28.06.2011

Bürgerhaushalt: Städte lassen Einwohner bei Finanzen mitreden

Westfalen (wh). Weniger Straßenbeleuchtung, den Ordnungsdienst einsparen oder Papier doppelt bedrucken? Über solche Sparvorschläge wird in immer mehr westfälischen Städten öffentlich beraten und abgestimmt. Bürgerhaushalte sollen die kommunale Finanzplanung transparenter machen und bei Einwohnern mehr Verständnis für Einsparungen wecken.
In Westfalen erstellen neun Städte den Haushalt mit Bürgerbeteiligung, in elf Städten diskutieren Politik und Verwaltung über die Einführung und die Gemeinde Emsdetten hat seine Einwohner seit 2005 bereits mehrmals in die Finanzplanung mit einbezogen, zeigt eine Übersicht auf der Internetseite Bürgerhaushalt.org.

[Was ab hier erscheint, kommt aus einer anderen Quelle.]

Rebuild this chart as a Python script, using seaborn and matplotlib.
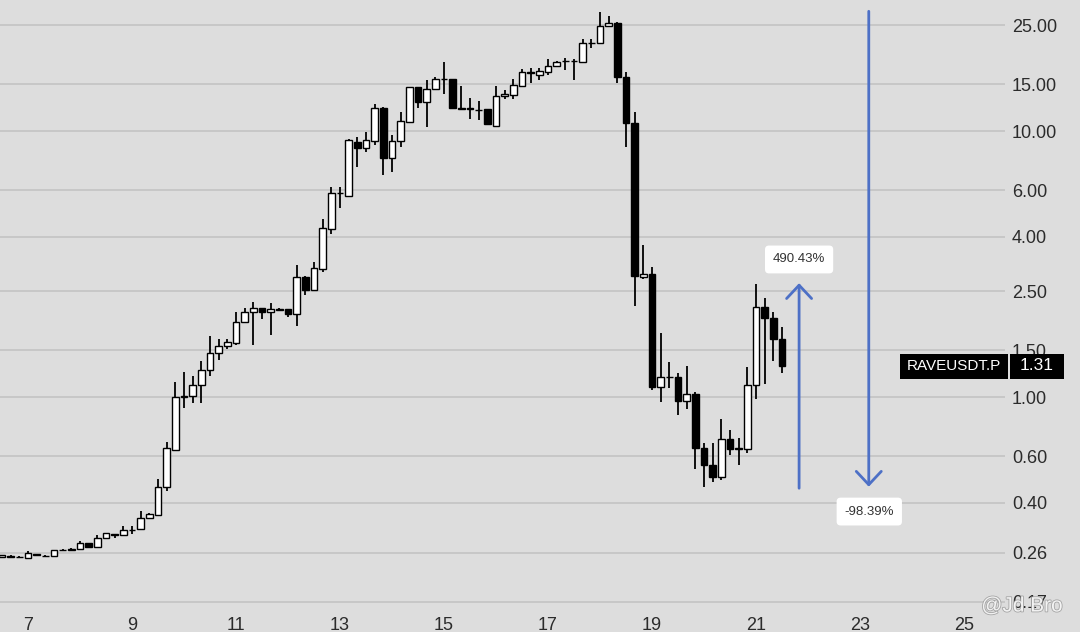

Eine aktuelle Studie der Bertelsmann Stiftung macht deutlich, dass auch das Interesse in der Bevölkerung an Bürgerhaushalten groß ist. Laut der repräsentativen Umfrage können sich 47 Prozent der Bundesbürger vorstellen, sich hier zu engagieren. Nur 20 Prozent sagen das über die Arbeit in einer Partei oder Bürgerinitiative.
Die Stadt Gütersloh hat kürzlich eine Bilanz des Bürgerhaushaltes gezogen: Einsparungen oder zusätzliche Einnahmen in Höhe von 300.000 Euro sollen die rund 390 Vorschläge der Bürger für den städtischen Haushalt bringen. Um den Diskussionsprozess zu moderieren, richtete die Stadt eine spezielle Internetseite ein. Hier konnte jedermann Ideen einstellen, diese mit "pro", "contra" oder "neutral" bewerten oder kommentieren. Darunter war auch der Vorschlag, dass die Stadt künftig verstärkt kontrollieren soll, ob Hundebesitzer Steuern für ihre Tiere zahlen. Die Idee von Nutzer "mantovanelli" wird nun von der Stadtverwaltung umgesetzt " 60.000 Euro zusätzliche Einnahmen erwartet die Kommune. "Es ging uns jedoch nicht allein um neue Einsparpotenziale, sondern um mehr Bürgerbeteiligung insgesamt. Es wurde nach einem starken Votum der Bürger hin auch die Förderung der Altbausanierung wieder aufgenommen, was Kosten von 30.000 Euro bedeutet", berichtet Stadtsprecherin Susanne Zimmermann.
Überhaupt bedeutet die Einführung des Bürgerhaushaltes zusätzliche Kosten: Bis zu 150.000 Euro fallen in einer Großstadt an und zudem mehr Arbeit für Verwaltung und Ratsmitglieder, erklärt Dr. Oliver Märker. Er ist Experte für computergestützte Bürgerpartizipation und berät Kommunen zu diesem Thema. "Es gibt einen starken Trend zu mehr Transparenz bei politischen Entscheidungen und auch in der Finanzplanung", beobachtet er. "Zwar engagieren sich bei Bürgerhaushalten nur etwa ein bis zwei Prozent der Bevölkerung, aber zuvor, bei den herkömmlichen Haushaltsberatungen, war die Beteiligung gleich null", schildert er die Resonanz.
Der Vorteil für Städte liege dabei nicht in erster Linie in neuen Sparkonzepten. "Die meisten Vorschläge wurden in der Verwaltung und Politik schon einmal gedacht. Aber wenn sich die Politiker bei schwierigen Entscheidungen einer offenen Diskussion mit den Bürgern stellen, dann werden auch Kürzungen besser akzeptiert", meint Märker. Gerade die Proteste gegen das Bahnhofsprojekt Stuttgart 21 hätten hier ein Umdenken hin zu mehr Transparenz bewirkt.